Answer

**step1** Understanding the problem structure

The problem asks us to evaluate an expression that involves a square root of a complex fraction. To solve this, we need to simplify the fraction inside the square root first, working from the innermost part outwards.

**step2** Simplifying the innermost division

The innermost part of the expression is a division of numbers: $$ \frac{13}{\frac{5}{13}} $$.
To divide a number by a fraction, we multiply the number by the reciprocal of that fraction. The reciprocal of $$ \frac{5}{13} $$ is $$ \frac{13}{5} $$.
So, we need to calculate $$ 13 \times \frac{13}{5} $$.
To multiply a whole number by a fraction, we multiply the whole number by the numerator and keep the denominator.
$$ 13 \times 13 = 169 $$.
Therefore, $$ 13 \times \frac{13}{5} = \frac{169}{5} $$.

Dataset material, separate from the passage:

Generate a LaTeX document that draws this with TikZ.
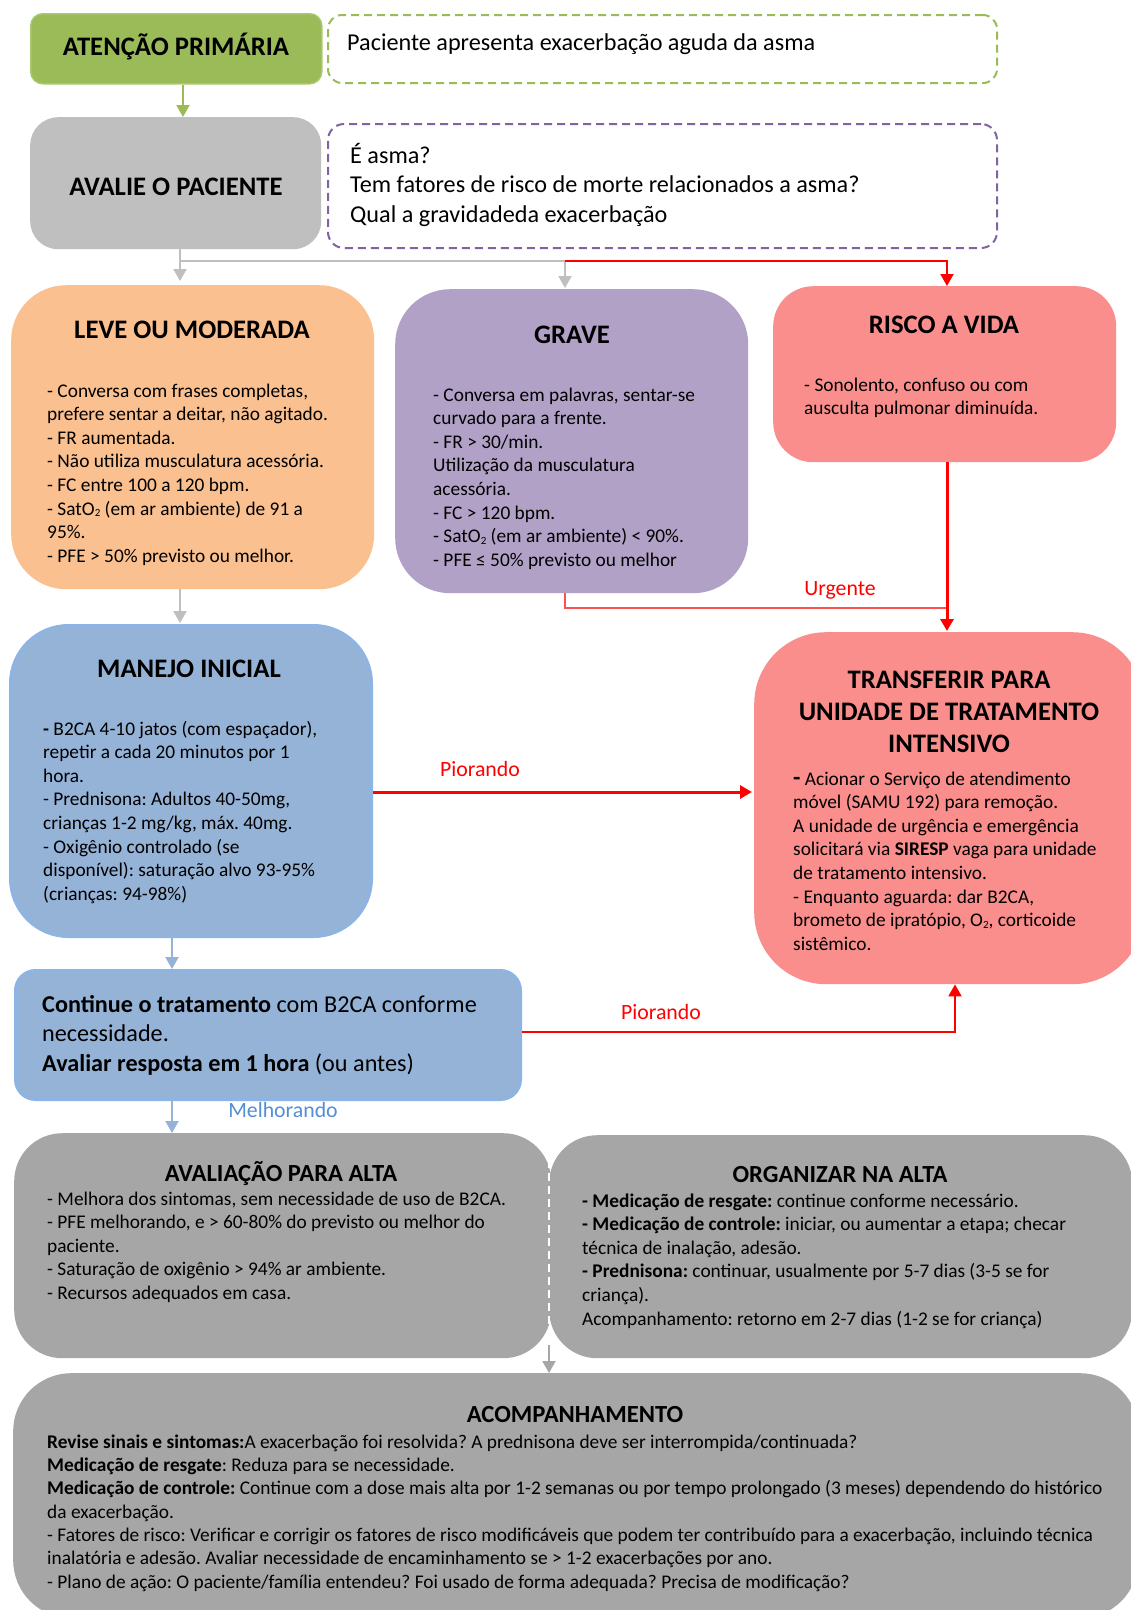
\documentclass[tikz,border=0pt]{standalone}
\usepackage{fontspec}
\setmainfont{Carlito}
\usetikzlibrary{arrows.meta}
\frenchspacing

\definecolor{prigreen}{HTML}{9BBB59}
\definecolor{prigreenline}{HTML}{A9C86E}
\definecolor{evalgray}{HTML}{BFBFBF}
\definecolor{mildorange}{HTML}{FAC090}
\definecolor{severepurple}{HTML}{B2A1C7}
\definecolor{lifered}{HTML}{FA8E8C}
\definecolor{mgmtblue}{HTML}{95B3D7}
\definecolor{mgmtline}{HTML}{8DB4E2}
\definecolor{dischgray}{HTML}{A6A6A6}
\definecolor{dashpurple}{HTML}{8064A2}
\definecolor{linkgray}{HTML}{BFBFBF}
\definecolor{urgentred}{HTML}{FF5050}
\definecolor{bettertext}{HTML}{558ED5}

\newcommand{\fBody}{\fontsize{19.35}{23.6}\selectfont}
\newcommand{\fSmall}{\fontsize{19.35}{23.3}\selectfont}
\newcommand{\fHead}{\fontsize{24.2}{29.5}\selectfont}
\newcommand{\fTitle}{\fontsize{26.7}{32}\selectfont\bfseries}
\newcommand{\fSub}{\fontsize{24.6}{29}\selectfont\bfseries}
\newcommand{\fLabel}{\fontsize{21.8}{26}\selectfont}
\newcommand{\lead}{\rule{0pt}{0.8em}}
% small chemical subscript two, as in O2
\newcommand{\subtwo}{\raisebox{-1.5pt}{\fontsize{11}{11}\selectfont 2}}

\tikzset{
  box/.style={rectangle, inner sep=0pt, anchor=north west},
  notebox/.style={box, dashed, line width=2pt, dash pattern=on 8pt off 5pt},
  txt/.style={inner sep=0pt, align=left, anchor=north west},
  bodytxt/.style={txt, font=\fBody},
  headtxt/.style={txt, font=\fHead},
  ttl/.style={inner sep=0pt, anchor=base},
  headarrow/.style={-{Triangle[length=12pt,width=13pt]}},
  graylink/.style={draw=linkgray, line width=2pt},
  greenlink/.style={draw=prigreen, line width=2pt},
  bluelink/.style={draw=mgmtblue, line width=2pt},
  redlink/.style={draw=red, line width=2pt},
  redthick/.style={draw=red, line width=3pt},
}

\begin{document}
\begin{tikzpicture}[x=1pt,y=-1pt]
\useasboundingbox (0,0) rectangle (1131,1610);
\fill[white] (0,0) rectangle (1131,1610);
\clip (0,0) rectangle (1131,1610);

% ---------- boxes ----------
\node[box, fill=prigreen, draw=prigreenline, line width=1.5pt, rounded corners=12pt,
      minimum width=291pt, minimum height=70pt] (primary) at (30,13) {};
\node[notebox, draw=prigreen, rounded corners=14pt,
      minimum width=669pt, minimum height=68pt] (primarynote) at (327,14) {};
\node[box, fill=evalgray, rounded corners=28pt,
      minimum width=291pt, minimum height=132pt] (assess) at (30,117) {};
\node[notebox, draw=dashpurple, rounded corners=16pt,
      minimum width=669pt, minimum height=124pt] (assessnote) at (327,123) {};

\node[box, fill=mildorange, rounded corners=55pt,
      minimum width=363pt, minimum height=304pt] (mild) at (11,285) {};
\node[box, fill=severepurple, rounded corners=55pt,
      minimum width=353pt, minimum height=304pt] (severe) at (395,289) {};
\node[box, fill=lifered, rounded corners=40pt,
      minimum width=343pt, minimum height=176pt] (lifethreat) at (773,286) {};

\node[box, fill=mgmtblue, draw=mgmtline, line width=3pt, rounded corners=58pt,
      minimum width=361pt, minimum height=311pt] (initial) at (9,624) {};
\node[box, fill=lifered, rounded corners=72pt,
      minimum width=390pt, minimum height=352pt] (transfer) at (754,632) {};
\node[box, fill=mgmtblue, draw=mgmtline, line width=3pt, rounded corners=20pt,
      minimum width=505pt, minimum height=129pt] (continue) at (14,969) {};

\node[box, fill=dischgray, rounded corners=48pt,
      minimum width=537pt, minimum height=225pt] (discheval) at (14,1133) {};
\node[box, fill=dischgray, rounded corners=48pt,
      minimum width=583pt, minimum height=223pt] (dischplan) at (549,1135) {};
\node[box, fill=dischgray, rounded corners=58pt,
      minimum width=1125pt, minimum height=245pt] (followup) at (13,1373) {};

% ---------- connector columns and rows ----------
\coordinate (colG) at (183,0);
\coordinate (colA) at (180,0);
\coordinate (colB) at (565,0);
\coordinate (colR) at (947,0);
\coordinate (colC) at (172,0);
\coordinate (colT) at (955,0);
\coordinate (colS) at (549,0);
\coordinate (rowJ) at (0,261);
\coordinate (rowU) at (0,608);
\coordinate (rowP) at (0,792);
\coordinate (rowQ) at (0,1032);
\coordinate (rowS1) at (0,1160);
\coordinate (rowS2) at (0,1345);

% ---------- connectors ----------
\draw[greenlink, headarrow] (primary.south -| colG) -- (assess.north -| colG);

\draw[graylink] (assess.south -| colA) -- (colA |- rowJ) -- (colB |- rowJ);
\draw[graylink, headarrow, shorten >=4pt] (colA |- rowJ) -- (mild.north -| colA);
\draw[graylink, headarrow, shorten >=1pt] (colB |- rowJ) -- (severe.north -| colB);
\draw[redlink, headarrow] (colB |- rowJ) -- (colR |- rowJ) -- (lifethreat.north -| colR);

\draw[graylink, headarrow, shorten >=1pt] (mild.south -| colA) -- (initial.north -| colA);
\draw[draw=urgentred, line width=2pt] (severe.south -| colB) -- (colB |- rowU) -- (colR |- rowU);
\draw[redthick, headarrow, shorten >=1pt] (lifethreat.south -| colR) -- (transfer.north -| colR);

\draw[redthick, headarrow, shorten >=2pt] (initial.east |- rowP) -- (transfer.west |- rowP);
\draw[bluelink, headarrow] (initial.south -| colC) -- (continue.north -| colC);
\draw[redlink, headarrow] (continue.east |- rowQ) -- (colT |- rowQ) -- (transfer.south -| colT);
\draw[bluelink, headarrow] (continue.south -| colC) -- (discheval.north -| colC);

\draw[draw=white, line width=2pt, dash pattern=on 8pt off 5pt] (colS |- rowS1) -- (colS |- rowS2);
\draw[draw=dischgray, line width=2pt, headarrow] (colS |- rowS2) -- (followup.north -| colS);

% ---------- connector labels ----------
\node[ttl, text=red, font=\fLabel] (lblurgent) at (840,595) {Urgente};
\node[ttl, text=red, font=\fLabel] (lblworse1) at (480,776) {Piorando};
\node[ttl, text=red, font=\fLabel] (lblworse2) at (661,1019) {Piorando};
\node[ttl, text=bettertext, font=\fLabel] (lblbetter) at (283,1117) {Melhorando};

% ---------- texts ----------
\node[ttl, font=\fTitle] (primarytitle) at (176,55) {ATENÇÃO PRIMÁRIA};
\node[headtxt] (primarytext) at (347,30.6) {\lead Paciente apresenta exacerbação aguda da asma};

\node[ttl, font=\fTitle] (assesstitle) at (176,195) {AVALIE O PACIENTE};
\node[headtxt] (assesstext) at (350,142.6) {\lead É asma?\\
Tem fatores de risco de morte relacionados a asma?\\
Qual a gravidadeda exacerbação};

\node[ttl, font=\fTitle] (mildtitle) at (192,338) {LEVE OU MODERADA};
\node[bodytxt] (mildtext) at (47,381.5) {\lead - Conversa com frases completas,\\
prefere sentar a deitar, não agitado.\\
- FR aumentada.\\
- Não utiliza musculatura acessória.\\
- FC entre 100 a 120 bpm.\\
- SatO\subtwo{} (em ar ambiente) de 91 a\\
95\%.\\
- PFE > 50\% previsto ou melhor.};

\node[ttl, font=\fTitle] (severetitle) at (572,343) {GRAVE};
\node[bodytxt] (severetext) at (433,385.5) {\lead - Conversa em palavras, sentar-se\\
curvado para a frente.\\
- FR > 30/min.\\
Utilização da musculatura\\
acessória.\\
- FC > 120 bpm.\\
- SatO\subtwo{} (em ar ambiente) < 90\%.\\
- PFE ≤ 50\% previsto ou melhor};

\node[ttl, font=\fTitle] (lifetitle) at (944,333) {RISCO A VIDA};
\node[bodytxt] (lifetext) at (804,375.5) {\lead - Sonolento, confuso ou com\\
ausculta pulmonar diminuída.};

\node[ttl, font=\fTitle] (initialtitle) at (189,677) {MANEJO INICIAL};
\node[bodytxt] (initialtext) at (43,719.5) {\lead \textbf{-} B2CA 4-10 jatos (com espaçador),\\
repetir a cada 20 minutos por 1\\
hora.\\
- Prednisona: Adultos 40-50mg,\\
crianças 1-2 mg/kg, máx. 40mg.\\
- Oxigênio controlado (se\\
disponível): saturação alvo 93-95\%\\
(crianças: 94-98\%)};

\node[inner sep=0pt, align=center, anchor=north, font=\fTitle] (transfertitle) at (949,666.6)
  {\lead TRANSFERIR PARA\\ UNIDADE DE TRATAMENTO\\ INTENSIVO};
\node[bodytxt] (transfertext) at (793,769.5) {\lead {\fontsize{24}{23.6}\selectfont\textbf{-}} Acionar o Serviço de atendimento\\
móvel (SAMU 192) para remoção.\\
A unidade de urgência e emergência\\
solicitará via \textbf{SIRESP} vaga para unidade\\
de tratamento intensivo.\\
- Enquanto aguarda: dar B2CA,\\
brometo de ipratópio, O\subtwo, corticoide\\
sistêmico.};

\node[headtxt] (continuetext) at (42,992.6) {\lead \textbf{Continue o tratamento} com B2CA conforme\\
necessidade.\\
\textbf{Avaliar resposta em 1 hora} (ou antes)};

\node[ttl, font=\fSub] (dischevaltitle) at (281,1181) {AVALIAÇÃO PARA ALTA};
\node[bodytxt] (dischevaltext) at (47,1189.5) {\lead - Melhora dos sintomas, sem necessidade de uso de B2CA.\\
- PFE melhorando, e > 60-80\% do previsto ou melhor do\\
paciente.\\
- Saturação de oxigênio > 94\% ar ambiente.\\
- Recursos adequados em casa.};

\node[ttl, font=\fSub] (dischplantitle) at (840,1182) {ORGANIZAR NA ALTA};
\node[bodytxt] (dischplantext) at (582,1191.5) {\lead \textbf{- Medicação de resgate:} continue conforme necessário.\\
\textbf{- Medicação de controle:} iniciar, ou aumentar a etapa; checar\\
técnica de inalação, adesão.\\
\textbf{- Prednisona:} continuar, usualmente por 5-7 dias (3-5 se for\\
criança).\\
Acompanhamento: retorno em 2-7 dias (1-2 se for criança)};

\node[ttl, font=\fSub] (followuptitle) at (575,1422) {ACOMPANHAMENTO};
\node[txt, font=\fSmall] (followuptext) at (47,1432.5) {\lead \textbf{Revise sinais e sintomas:}A exacerbação foi resolvida? A prednisona deve ser interrompida/continuada?\\
\textbf{Medicação de resgate}: Reduza para se necessidade.\\
\textbf{Medicação de controle:} Continue com a dose mais alta por 1-2 semanas ou por tempo prolongado (3 meses) dependendo do histórico\\
da exacerbação.\\
- Fatores de risco: Verificar e corrigir os fatores de risco modificáveis que podem ter contribuído para a exacerbação, incluindo técnica\\
inalatória e adesão. Avaliar necessidade de encaminhamento se > 1-2 exacerbações por ano.\\
- Plano de ação: O paciente/família entendeu? Foi usado de forma adequada? Precisa de modificação?};

\end{tikzpicture}
\end{document}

**step3** Simplifying the main fraction division

Now, the expression inside the square root becomes $$ \frac{18}{\frac{169}{5}} $$.
Again, we have a division by a fraction: $$ \frac{18}{\frac{169}{5}} $$.
To divide by the fraction $$ \frac{169}{5} $$, we multiply by its reciprocal, which is $$ \frac{5}{169} $$.
So, we calculate $$ 18 \times \frac{5}{169} $$.
To multiply a whole number by a fraction, we multiply the whole number by the numerator and keep the denominator.
$$ 18 \times 5 = 90 $$.
Therefore, $$ 18 \times \frac{5}{169} = \frac{90}{169} $$.

**step4** Evaluating the square root of the simplified fraction

The expression has now been simplified to $$ \sqrt{\frac{90}{169}} $$.
To find the square root of a fraction, we find the square root of the numerator and the square root of the denominator separately.
So, $$ \sqrt{\frac{90}{169}} = \frac{\sqrt{90}}{\sqrt{169}} $$.

**step5** Evaluating the square root of the denominator

We need to find the square root of 169. This means finding a whole number that, when multiplied by itself, equals 169.
Let's test some numbers by multiplying them by themselves:
$$ 10 \times 10 = 100 $$
$$ 11 \times 11 = 121 $$
$$ 12 \times 12 = 144 $$
$$ 13 \times 13 = 169 $$
So, the square root of 169 is 13. $$ \sqrt{169} = 13 $$.

**step6** Evaluating the square root of the numerator

Next, we need to find the square root of 90. This means finding a whole number that, when multiplied by itself, equals 90.
Let's test some numbers by multiplying them by themselves:
$$ 9 \times 9 = 81 $$
$$ 10 \times 10 = 100 $$
Since 90 is between 81 and 100, its square root is between 9 and 10. Since 90 is not a perfect square (a number that results from multiplying an integer by itself), its square root is not a whole number. At the elementary school level, we leave this as $$ \sqrt{90} $$.

**step7** Final Answer

Combining the results from step 5 and step 6, the evaluated expression is $$ \frac{\sqrt{90}}{13} $$.